A subspace is just a smaller vector space sitting inside a bigger one. It’s a set of vectors closed under addition and scalar multiplication. Think of it as any line or plane through the origin that you can move around in freely, but you can’t “step out” of it by adding or scaling vectors.

A classic example of a subspace is all vectors in 3D space whose last component is zero, like (x, y, 0). This forms a flat plane through the origin. It contains the zero vector, always stays on the plane when you add vectors or multiply by numbers, and never escapes its own “clubhouse”.

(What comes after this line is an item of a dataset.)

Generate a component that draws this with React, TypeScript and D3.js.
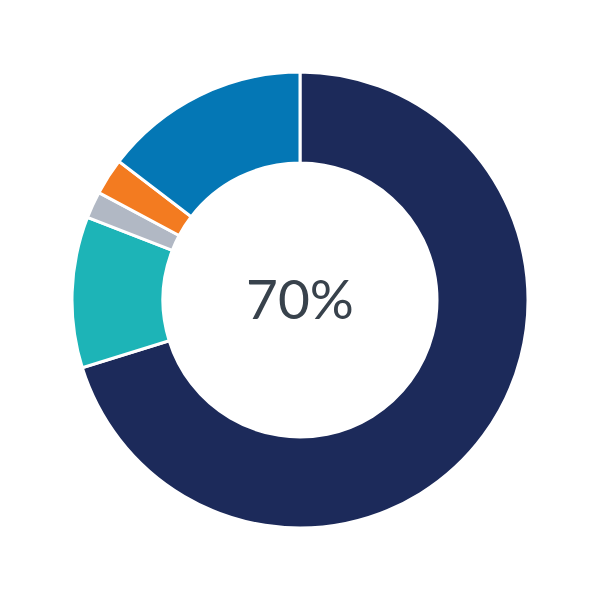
import { useMemo } from "react";
import * as d3 from "d3";

const labels = ["Navy", "Teal", "Gray", "Orange", "Blue"];
const values = [70.2, 10.7, 1.9, 2.6, 14.6];
const colors = ["#1c2a5a", "#1db4b7", "#b1b8c4", "#f37b20", "#0477b5"];
const centerLabel = "70%";

export default function App() {
  const width = 600;
  const height = 600;
  const outerR = 228;
  const innerR = 137;

  const arcs = useMemo(() => {
    const pie = d3
      .pie<number>()
      .sort(null)
      .value((d) => d);
    return pie(values);
  }, []);

  const arc = d3
    .arc<d3.PieArcDatum<number>>()
    .innerRadius(innerR)
    .outerRadius(outerR);

  return (
    <svg
      width={width}
      height={height}
      style={{ position: "absolute", left: 0, top: 0, background: "#fff" }}
    >
      <g transform={`translate(300,300)`}>
        {arcs.map((a, i) => (
          <path
            key={labels[i]}
            d={arc(a) || ""}
            fill={colors[i]}
            stroke="#fff"
            strokeWidth={3}
          />
        ))}
        <text
          x={0}
          y={0}
          dy="0.35em"
          textAnchor="middle"
          style={{ fontFamily: "Lato, sans-serif", fontSize: 55, fill: "#38424c" }}
        >
          {centerLabel}
        </text>
      </g>
    </svg>
  );
}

An example of something that is not a subspace: all points in 2D space where x + y = 1. This is a line, but it doesn’t go through the origin, so it fails the subspace test—the zero vector (0, 0) isn’t on this line, and scalar multiplication can take you off the line.[5][3]

Q: What if the set is a line through the origin?
A: That's always a subspace—origin is included, and the other rules work out.

Q: Why does missing the origin break the rules?
A: The zero vector (all zeros) must always be part of every subspace. If not, it's out!

Q: Is the set of all positive vectors a subspace?
A: No—the sum of two positive vectors is positive, but multiplying by a negative number gives negatives, which aren’t in the set.

Q: So subspaces are “closed” under addition and multiplication?
A: Exactly! They keep everything in their “clubhouse.”